All this is by way of saying that, although I count myself among the ranks of the food-curious, my expectations when we arrived were tempered my upbringing. I don’t think I even had had spinach until I was an adult, and I finally realized why when we moved here. By the time spinach is shipped to the east coast of Canada and then trucked across another island, it’s already in pretty rough shape, and might have two days left in it. After a long stint in the ag-heaven of southern Ontario, though, I had become a fan. In our sheltered temperate yard there, the soil was good and food sprouted in crazy abundance wherever we dropped seed. Spinach only takes 28 days from seed to baby leaf, so I thought I had an easy solution. It’s a cool weather crop, how perfect! (thought I.)
Unfortunately, I didn’t count on our spring weather, which goes: cold, cold, cold, rainy, rainy, rainy, HOT, cold, cold, rainy, HOT, cold… at which point the spinach seedlings whimper in their sleep and bolt to make seed before they DIE. Last spring I swam in the river April 4, right before my greenhouse blew away in a blizzard. Then we had two more months of frost, immediately followed by a glorious eight weeks of summer. Poor, poor plants. They never stood a chance.
The quest for spinach was the first step on what I am considering my Absurdly Slow Food diet. If I want something locally grown that isn’t on the normal list, first I need to learn to grow it. Four years in, I have mastered Shanghai Bok Choy and the use of floating row covers to protect brassicas from the ravenous cabbage moth. We have harvested a wide range of greens, and have learned to substitute baby chard (or that frilly one that I don’t know the name of) for spinach in most recipes. I have divided black currants, thus quadrupling the harvest. We have coaxed two strawberry plants to generate babies, and last summer had enough for a snack of one berry per person every night for about 2 weeks. We have great hopes for our strawberries this summer, involving shortcake and jam. I have pruned apple trees, planted three rounds of asparagus, and drowned about 1000 market-bound cilantro plants when I miscalculated exactly how much standing water there was on this property. This much:
In various fits of optimism and extreme season-extension, I have planted dozens of plants of okra, watermelons, cantaloupes, and chili peppers. From that list, I got three okra pods and 2 chili peppers, on the plants we kept in pots in the house.
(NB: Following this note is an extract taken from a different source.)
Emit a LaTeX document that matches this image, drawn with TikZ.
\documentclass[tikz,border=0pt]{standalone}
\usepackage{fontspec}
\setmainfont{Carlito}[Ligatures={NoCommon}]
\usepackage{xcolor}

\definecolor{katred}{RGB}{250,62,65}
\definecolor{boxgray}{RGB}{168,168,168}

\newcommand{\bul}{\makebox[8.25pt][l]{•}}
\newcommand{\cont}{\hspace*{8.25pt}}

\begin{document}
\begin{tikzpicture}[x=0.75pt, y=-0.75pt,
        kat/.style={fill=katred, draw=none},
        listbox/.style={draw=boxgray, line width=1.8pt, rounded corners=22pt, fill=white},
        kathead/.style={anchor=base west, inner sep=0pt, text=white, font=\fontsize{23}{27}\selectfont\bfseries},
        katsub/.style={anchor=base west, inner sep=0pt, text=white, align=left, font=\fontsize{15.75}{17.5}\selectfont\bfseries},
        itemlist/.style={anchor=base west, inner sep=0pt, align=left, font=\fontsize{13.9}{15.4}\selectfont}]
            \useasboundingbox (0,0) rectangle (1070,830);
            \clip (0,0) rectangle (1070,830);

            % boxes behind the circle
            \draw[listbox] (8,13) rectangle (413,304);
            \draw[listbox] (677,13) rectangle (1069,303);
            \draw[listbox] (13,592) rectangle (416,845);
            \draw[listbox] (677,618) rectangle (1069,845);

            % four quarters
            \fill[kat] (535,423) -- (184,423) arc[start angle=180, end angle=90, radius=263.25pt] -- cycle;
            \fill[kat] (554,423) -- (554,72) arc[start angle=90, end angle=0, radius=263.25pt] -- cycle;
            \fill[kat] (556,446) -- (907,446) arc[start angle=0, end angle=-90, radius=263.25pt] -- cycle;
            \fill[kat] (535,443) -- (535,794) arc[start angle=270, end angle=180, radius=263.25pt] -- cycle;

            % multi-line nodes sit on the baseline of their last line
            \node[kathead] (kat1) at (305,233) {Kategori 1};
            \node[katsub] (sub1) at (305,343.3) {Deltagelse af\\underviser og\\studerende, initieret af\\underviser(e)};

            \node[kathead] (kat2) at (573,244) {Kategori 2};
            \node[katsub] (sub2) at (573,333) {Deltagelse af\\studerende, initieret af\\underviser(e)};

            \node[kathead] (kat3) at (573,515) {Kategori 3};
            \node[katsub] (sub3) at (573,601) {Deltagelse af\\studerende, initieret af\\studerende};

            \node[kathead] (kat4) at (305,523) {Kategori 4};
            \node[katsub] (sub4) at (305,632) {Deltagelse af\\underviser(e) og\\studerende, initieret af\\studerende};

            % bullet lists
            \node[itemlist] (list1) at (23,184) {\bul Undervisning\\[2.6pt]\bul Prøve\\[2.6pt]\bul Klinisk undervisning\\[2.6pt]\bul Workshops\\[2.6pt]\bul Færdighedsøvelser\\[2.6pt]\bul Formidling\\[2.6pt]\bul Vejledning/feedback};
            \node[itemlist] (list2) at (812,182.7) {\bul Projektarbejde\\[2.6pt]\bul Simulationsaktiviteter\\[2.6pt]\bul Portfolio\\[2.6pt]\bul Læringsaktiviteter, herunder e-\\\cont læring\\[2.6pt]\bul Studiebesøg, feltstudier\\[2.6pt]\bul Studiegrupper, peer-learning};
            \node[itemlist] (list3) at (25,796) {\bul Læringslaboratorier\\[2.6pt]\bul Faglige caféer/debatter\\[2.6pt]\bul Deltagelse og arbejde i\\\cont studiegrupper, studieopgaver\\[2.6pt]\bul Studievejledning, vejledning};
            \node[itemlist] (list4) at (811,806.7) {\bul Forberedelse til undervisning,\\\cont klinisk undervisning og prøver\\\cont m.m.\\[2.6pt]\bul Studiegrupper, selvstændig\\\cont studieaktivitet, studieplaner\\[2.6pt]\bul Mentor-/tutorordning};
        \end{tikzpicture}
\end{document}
In the summer of ’09,* in my second year of trying, I managed to get five fennel bulbs, but it took about 150 plants. Sigh.
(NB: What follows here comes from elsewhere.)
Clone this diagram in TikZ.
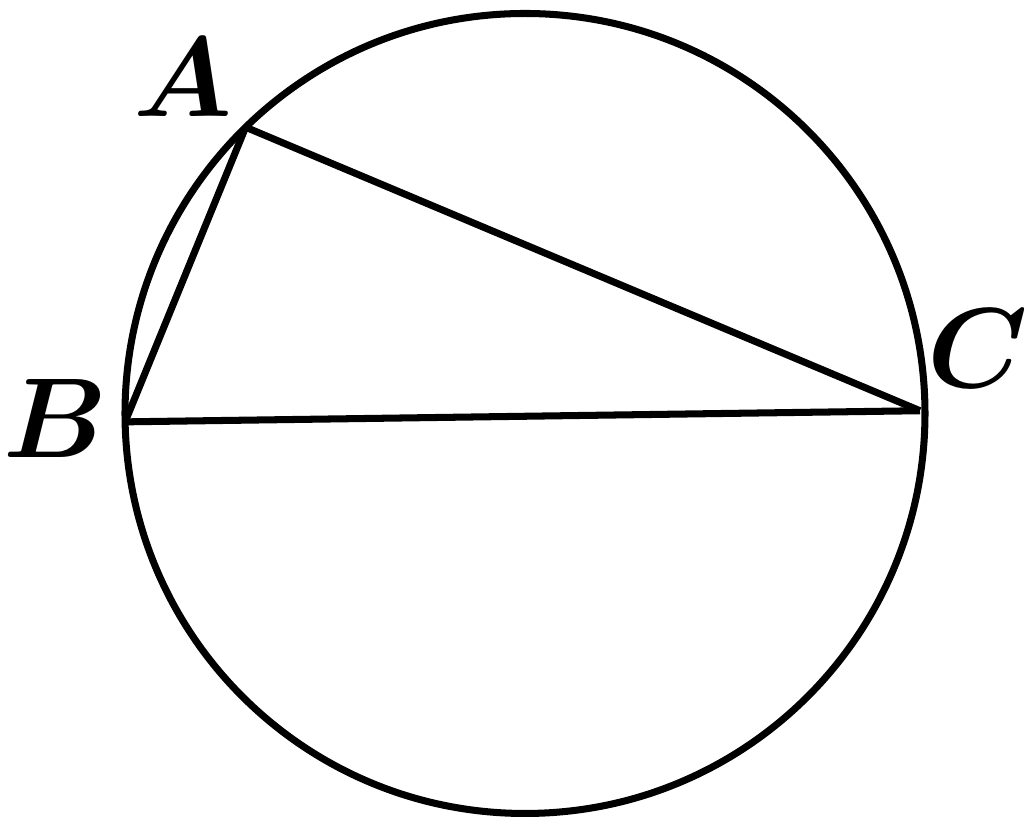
\documentclass[tikz,border=0pt]{standalone}
\usepackage{amsmath,amssymb}
\usepackage{tikz}
\usetikzlibrary{calc}
\tikzset{lbl/.style={inner sep=0pt,scale=1.3,transform shape,font=\Huge\boldmath}}

\begin{document}
\begin{tikzpicture}[line width=2pt]
        \useasboundingbox (0,0) rectangle (10.24,8.29);
        \coordinate (O) at (5.25,4.155);
        \draw (O) circle (4);
        \coordinate (A) at ($(O)+(134.3:4)$);
        \coordinate (B) at ($(O)+(181.2:4)$);
        \coordinate (C) at ($(O)+(0.4:3.95)$);
        \node[lbl] (LA) at (1.83,7.51) {$A$};
        \node[lbl] (LB) at (0.55,4.10) {$B$};
        \node[lbl] (LC) at (9.78,4.80) {$C$};
        \path (A) edge (B);
        \path (B) edge (C);
        \path (A) edge (C);
        \end{tikzpicture}
\end{document}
I had grandiose plans of growing herbs and spices, raising bees, and making soaps and lotions with the fruits of my labour. But before we can plant anything we need to truck in compost, decompact the soil, solve drainage problems, and build raised beds. It’s incredibly labour intensive. (Here’s a hint for free: don’t try to start a farm in a swamp.) Here is our year three garden:
It was wonderfully abundant, and we still have snap peas and green beans in the freezer. There are beehives, but one of the two was empty the last time I checked, and we still have yet to score any honey for our efforts. As you can tell by the story so far, if we had to eat what we can grow, we would have starved to death several years ago. Which brings me back to the spices.
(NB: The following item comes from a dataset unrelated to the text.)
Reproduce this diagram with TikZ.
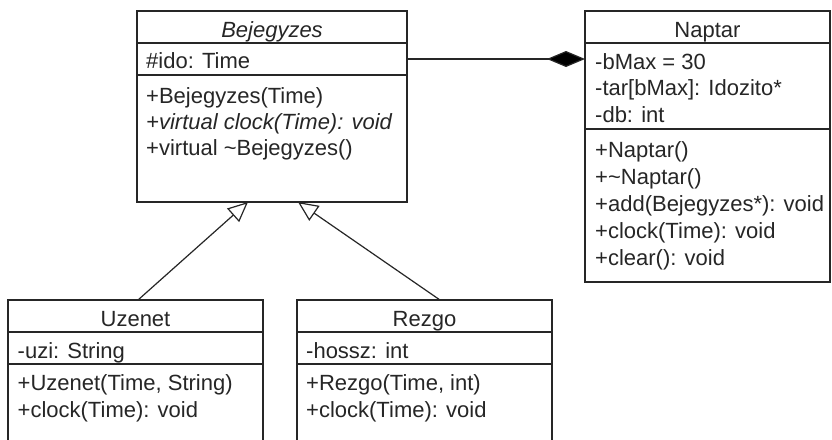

Another thing that exists in abundance in southern Ontario is Asian grocers. Oh, how I looooove the smell when I step into an Asian grocery store, of whatever denomination. While I was touring the world in a teacup that is Toronto, I fell in love with all things spicy. I never met an “international” food that I turned back. Jamaican Jerk Chicken, Goat roti, gongura pickle, all things Thai, things made with more than one variety of dried mushroom, and/or more than one kind of seaweed, injera with 9 kinds of Ethiopian veggies… I even ate the chicken feet and the tripe at The Perfect Chinese Restaurant. I was, in short, spoiled rotten. And then I moved back east. The nearest Asian grocer is now 500 km away. (That’s about 300 miles, for my American friends.) Forget the restaurants. For a woman of my persuasion, it is to weep.
Enter the internet, stage left. Specifically, enter the ability to access wholesale organic fairtrade spices at Mountain Rose Herbs. They have a really nice discount if you order many, many spices. Spices by the pound.** You might be able to see where this is going, and it ends at the farmer’s market, being “the spice girl”***. I consider this part of a three pronged approach. 1) Figure out how to grow as many things as humanly possible, given reasonable constraints of effort and energy. 2) Add in the lightest ingredients that don’t grow well, if at all, without extensive inputs. 3) Make it possible for lots of other people to do the same thing.
Yes, structural change is necessary. Political action. Go for it. The regulations I encountered just trying to slice a tomato to make into a sandwich to feed to somebody else floored me, and eventually made me give up. I cannot jump those hoops. But here are some things I can do to help right now: grind another batch of curry powder. Put up another greenhouse. Make sure that the fairtrade items make it here. And, last but not least, teach somebody four more things to do with potatoes.
* Please secretly read that as aught-nine, in whatever accent your grandfather had. It would please me.
** You will never, never, never use a pound of bay leaves, just in case it is a question that keeps you up at night.
*** That’s not what I call myself, but it is apparently how I am known around town.